Taiwan's leading smartphone maker HTC forecast Monday that its revenue in the three months to March may plunge 30 percent from a year ago, as competitors Apple and Samsung take their grip on the market.
But the company said the anticipated poor performance, extended from the fourth quarter, should bottom off following the release of new products.
In a statement released at the quarterly investor conference, the company said its first quarter revenue will likely fall 33 percent-38 percent to Tw$65 billion-Tw$70 billion, down from Tw$104.16 billion ($3.43 billion) a year ago.
Its first quarter gross profit margin is expected to drop to 25 percent from 29.3 percent the previous year, while its operating profit margin would likely plunge to 7.5 percent from 15.8 percent a year earlier.
Despite the worse-than-expected forecast figures, the company insisted the performance would not last long.

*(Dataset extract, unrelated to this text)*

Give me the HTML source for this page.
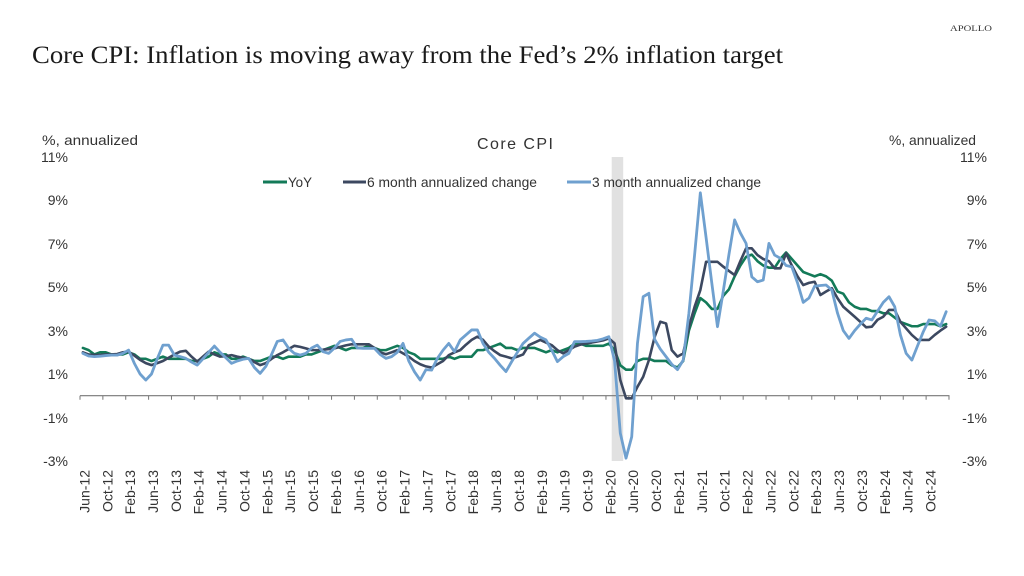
<!DOCTYPE html>
<html>
<head>
<meta charset="utf-8">
<style>
html,body{margin:0;padding:0;background:#fff;}
svg{display:block;}
.ax{font-family:"Liberation Sans",Arial,sans-serif;font-size:14px;fill:#333;}
.xl{font-family:"Liberation Sans",Arial,sans-serif;font-size:14px;fill:#333;}
</style>
</head>
<body>
<svg width="1024" height="576" viewBox="0 0 1024 576" xmlns="http://www.w3.org/2000/svg">
<rect width="1024" height="576" fill="#fff"/>
<!-- Header -->
<text x="950" y="31" font-family="'Liberation Serif',serif" font-size="8" fill="#333" textLength="42" lengthAdjust="spacingAndGlyphs">APOLLO</text>
<text x="32" y="63" font-family="'Liberation Serif',serif" font-size="25" fill="#1a1a1a" textLength="751" lengthAdjust="spacingAndGlyphs">Core CPI: Inflation is moving away from the Fed’s 2% inflation target</text>

<!-- Axis titles -->
<text class="ax" x="42" y="145" textLength="96" lengthAdjust="spacingAndGlyphs">%, annualized</text>
<text class="ax" x="889" y="145" textLength="87" lengthAdjust="spacingAndGlyphs">%, annualized</text>
<text x="477" y="149" font-family="'Liberation Sans',Arial,sans-serif" font-size="16" fill="#333" textLength="76" lengthAdjust="spacing">Core CPI</text>

<!-- Left y labels -->
<g class="ax" text-anchor="end">
<text x="68" y="162">11%</text>
<text x="68" y="205">9%</text>
<text x="68" y="249">7%</text>
<text x="68" y="292">5%</text>
<text x="68" y="336">3%</text>
<text x="68" y="379">1%</text>
<text x="68" y="423">-1%</text>
<text x="68" y="466">-3%</text>
</g>
<!-- Right y labels -->
<g class="ax" text-anchor="end">
<text x="987" y="162">11%</text>
<text x="987" y="205">9%</text>
<text x="987" y="249">7%</text>
<text x="987" y="292">5%</text>
<text x="987" y="336">3%</text>
<text x="987" y="379">1%</text>
<text x="987" y="423">-1%</text>
<text x="987" y="466">-3%</text>
</g>

<!-- Recession shading -->
<rect x="611.7" y="157" width="11.5" height="304" fill="#e1e1e1"/>

<!-- Legend -->
<g font-family="'Liberation Sans',Arial,sans-serif" font-size="14" fill="#333">
<line x1="263" y1="182" x2="287" y2="182" stroke="#137a58" stroke-width="3"/>
<text x="288" y="187" textLength="24" lengthAdjust="spacingAndGlyphs">YoY</text>
<line x1="343" y1="182" x2="366" y2="182" stroke="#3c4860" stroke-width="3"/>
<text x="367" y="187" textLength="170" lengthAdjust="spacingAndGlyphs">6 month annualized change</text>
<line x1="567" y1="182" x2="591" y2="182" stroke="#6fa0cf" stroke-width="3"/>
<text x="592" y="187" textLength="169" lengthAdjust="spacingAndGlyphs">3 month annualized change</text>
</g>

<!-- X axis -->
<line x1="80" y1="395.7" x2="949.5" y2="395.7" stroke="#777" stroke-width="1.2"/>
<line x1="79.5" y1="397.7" x2="950" y2="397.7" stroke="#777" stroke-width="4" stroke-dasharray="1 21.868"/>

<!-- Series -->
<g transform="matrix(5.717 0 0 -21.7 82.9 395.7)" fill="none" stroke-linejoin="round" stroke-linecap="round">
<polyline vector-effect="non-scaling-stroke" stroke="#137a58" stroke-width="2.6" points="0,2.2 1,2.1 2,1.9 3,2.0 4,2.0 5,1.9 6,1.9 7,1.9 8,2.0 9,1.9 10,1.7 11,1.7 12,1.6 13,1.7 14,1.8 15,1.7 16,1.7 17,1.7 18,1.7 19,1.6 20,1.6 21,1.7 22,1.8 23,2.0 24,1.9 25,1.9 26,1.7 27,1.7 28,1.8 29,1.7 30,1.6 31,1.6 32,1.7 33,1.8 34,1.8 35,1.7 36,1.8 37,1.8 38,1.8 39,1.9 40,1.9 41,2.0 42,2.1 43,2.2 44,2.3 45,2.2 46,2.1 47,2.2 48,2.2 49,2.2 50,2.3 51,2.2 52,2.1 53,2.1 54,2.2 55,2.3 56,2.2 57,2.0 58,1.9 59,1.7 60,1.7 61,1.7 62,1.7 63,1.7 64,1.8 65,1.7 66,1.8 67,1.8 68,1.8 69,2.1 70,2.1 71,2.2 72,2.3 73,2.4 74,2.2 75,2.2 76,2.1 77,2.2 78,2.2 79,2.2 80,2.1 81,2.0 82,2.1 83,2.0 84,2.1 85,2.2 86,2.4 87,2.4 88,2.3 89,2.3 90,2.3 91,2.3 92,2.4 93,2.1 94,1.4 95,1.2 96,1.2 97,1.6 98,1.7 99,1.7 100,1.6 101,1.6 102,1.6 103,1.4 104,1.3 105,1.6 106,3.0 107,3.8 108,4.5 109,4.3 110,4.0 111,4.0 112,4.6 113,4.9 114,5.5 115,6.0 116,6.4 117,6.5 118,6.2 119,6.0 120,5.9 121,5.9 122,6.3 123,6.6 124,6.3 125,6.0 126,5.7 127,5.6 128,5.5 129,5.6 130,5.5 131,5.3 132,4.8 133,4.7 134,4.3 135,4.1 136,4.0 137,4.0 138,3.9 139,3.9 140,3.8 141,3.8 142,3.6 143,3.4 144,3.3 145,3.2 146,3.2 147,3.3 148,3.3 149,3.3 150,3.2 151,3.3"/>
<polyline vector-effect="non-scaling-stroke" stroke="#3c4860" stroke-width="2.6" points="0,2.0 1,1.9 2,1.88 3,1.88 4,1.9 5,1.9 6,1.92 7,2.0 8,2.03 9,1.85 10,1.65 11,1.5 12,1.41 13,1.5 14,1.6 15,1.75 16,1.9 17,2.03 18,2.07 19,1.8 20,1.57 21,1.8 22,2.03 23,1.9 24,1.8 25,1.82 26,1.87 27,1.8 28,1.75 29,1.7 30,1.55 31,1.41 32,1.5 33,1.7 34,1.87 35,2.0 36,2.15 37,2.3 38,2.25 39,2.18 40,2.1 41,2.1 42,2.12 43,2.15 44,2.18 45,2.25 46,2.32 47,2.37 48,2.37 49,2.37 50,2.37 51,2.2 52,2.0 53,1.91 54,2.0 55,2.1 56,1.95 57,1.8 58,1.6 59,1.45 60,1.35 61,1.3 62,1.45 63,1.6 64,1.87 65,2.0 66,2.1 67,2.35 68,2.57 69,2.72 70,2.57 71,2.26 72,2.05 73,1.87 74,1.8 75,1.72 76,1.8 77,1.9 78,2.33 79,2.45 80,2.57 81,2.45 82,2.33 83,2.1 84,1.95 85,2.1 86,2.26 87,2.35 88,2.41 89,2.45 90,2.5 91,2.55 92,2.64 93,2.41 94,0.72 95,-0.12 96,-0.12 97,0.41 98,0.87 99,1.64 100,2.7 101,3.41 102,3.33 103,2.1 104,1.8 105,1.95 106,3.18 107,4.1 108,4.87 109,6.17 110,6.17 111,6.17 112,5.95 113,5.75 114,5.56 115,6.2 116,6.79 117,6.79 118,6.48 119,6.3 120,6.2 121,5.87 122,5.87 123,6.56 124,6.0 125,5.5 126,5.1 127,5.2 128,5.25 129,4.64 130,4.8 131,4.95 132,4.49 133,4.1 134,3.87 135,3.64 136,3.4 137,3.15 138,3.18 139,3.5 140,3.64 141,3.95 142,3.95 143,3.4 144,3.1 145,2.8 146,2.57 147,2.57 148,2.57 149,2.8 150,3.0 151,3.18"/>
<polyline vector-effect="non-scaling-stroke" stroke="#6fa0cf" stroke-width="2.8" points="0,1.95 1,1.83 2,1.8 3,1.82 4,1.85 5,1.87 6,1.87 7,1.95 8,2.1 9,1.49 10,1.0 11,0.72 12,1.0 13,1.7 14,2.33 15,2.33 16,1.87 17,1.8 18,1.72 19,1.55 20,1.41 21,1.7 22,2.0 23,2.29 24,2.0 25,1.75 26,1.49 27,1.6 28,1.68 29,1.72 30,1.3 31,1.03 32,1.35 33,1.9 34,2.5 35,2.57 36,2.18 37,1.95 38,1.87 39,1.95 40,2.2 41,2.33 42,2.03 43,1.95 44,2.2 45,2.5 46,2.57 47,2.6 48,2.2 49,2.18 50,2.18 51,2.18 52,1.9 53,1.72 54,1.8 55,2.0 56,2.41 57,1.6 58,1.1 59,0.72 60,1.2 61,1.18 62,1.72 63,2.1 64,2.41 65,2.03 66,2.57 67,2.8 68,3.03 69,3.03 70,2.4 71,2.0 72,1.72 73,1.4 74,1.11 75,1.57 76,2.0 77,2.41 78,2.65 79,2.88 80,2.7 81,2.57 82,2.1 83,1.57 84,1.8 85,1.95 86,2.49 87,2.49 88,2.5 89,2.52 90,2.55 91,2.62 92,2.72 93,1.6 94,-1.73 95,-2.88 96,-1.89 97,2.41 98,4.56 99,4.72 100,2.6 101,2.15 102,1.8 103,1.45 104,1.2 105,1.64 106,3.8 107,6.5 108,9.35 109,7.3 110,5.2 111,3.18 112,4.8 113,6.5 114,8.1 115,7.5 116,7.02 117,5.48 118,5.25 119,5.33 120,7.02 121,6.48 122,6.33 123,6.0 124,5.94 125,5.2 126,4.3 127,4.5 128,5.05 129,5.08 130,5.1 131,4.87 132,3.8 133,3.0 134,2.64 135,3.0 136,3.3 137,3.57 138,3.49 139,3.9 140,4.3 141,4.56 142,4.1 143,2.8 144,1.95 145,1.64 146,2.3 147,2.95 148,3.49 149,3.45 150,3.2 151,3.87"/>
</g>

<!-- X labels -->
<g class="xl" text-anchor="end">
<text transform="translate(89.4,470) rotate(-90)">Jun-12</text>
<text transform="translate(112.27,470) rotate(-90)">Oct-12</text>
<text transform="translate(135.14,470) rotate(-90)">Feb-13</text>
<text transform="translate(158.0,470) rotate(-90)">Jun-13</text>
<text transform="translate(180.87,470) rotate(-90)">Oct-13</text>
<text transform="translate(203.74,470) rotate(-90)">Feb-14</text>
<text transform="translate(226.61,470) rotate(-90)">Jun-14</text>
<text transform="translate(249.48,470) rotate(-90)">Oct-14</text>
<text transform="translate(272.34,470) rotate(-90)">Feb-15</text>
<text transform="translate(295.21,470) rotate(-90)">Jun-15</text>
<text transform="translate(318.08,470) rotate(-90)">Oct-15</text>
<text transform="translate(340.95,470) rotate(-90)">Feb-16</text>
<text transform="translate(363.82,470) rotate(-90)">Jun-16</text>
<text transform="translate(386.68,470) rotate(-90)">Oct-16</text>
<text transform="translate(409.55,470) rotate(-90)">Feb-17</text>
<text transform="translate(432.42,470) rotate(-90)">Jun-17</text>
<text transform="translate(455.29,470) rotate(-90)">Oct-17</text>
<text transform="translate(478.16,470) rotate(-90)">Feb-18</text>
<text transform="translate(501.02,470) rotate(-90)">Jun-18</text>
<text transform="translate(523.89,470) rotate(-90)">Oct-18</text>
<text transform="translate(546.76,470) rotate(-90)">Feb-19</text>
<text transform="translate(569.63,470) rotate(-90)">Jun-19</text>
<text transform="translate(592.5,470) rotate(-90)">Oct-19</text>
<text transform="translate(615.36,470) rotate(-90)">Feb-20</text>
<text transform="translate(638.23,470) rotate(-90)">Jun-20</text>
<text transform="translate(661.1,470) rotate(-90)">Oct-20</text>
<text transform="translate(683.97,470) rotate(-90)">Feb-21</text>
<text transform="translate(706.84,470) rotate(-90)">Jun-21</text>
<text transform="translate(729.7,470) rotate(-90)">Oct-21</text>
<text transform="translate(752.57,470) rotate(-90)">Feb-22</text>
<text transform="translate(775.44,470) rotate(-90)">Jun-22</text>
<text transform="translate(798.31,470) rotate(-90)">Oct-22</text>
<text transform="translate(821.18,470) rotate(-90)">Feb-23</text>
<text transform="translate(844.04,470) rotate(-90)">Jun-23</text>
<text transform="translate(866.91,470) rotate(-90)">Oct-23</text>
<text transform="translate(889.78,470) rotate(-90)">Feb-24</text>
<text transform="translate(912.65,470) rotate(-90)">Jun-24</text>
<text transform="translate(935.52,470) rotate(-90)">Oct-24</text>
</g>
</svg>
</body>
</html>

"These margins are a temporary phenomenon and will normalize when product cycle transition is over," the company said in the statement.
The company's net profit in the three months to December dived to Tw$10.94 billion, down from Tw$18.6 billion in the previous quarter.
"While short term performance may not meet the results as expected, we have gained further experience and advancement in the areas of brand management and product innovation," HTC Chief Executive Peter Chou said.
For the full year of 2011, the company's net profit came in at Tw$61.98 billion, up 56.77 percent year-on-year while revenue rose 67.09 percent year-on-year to TW$465.79 billion.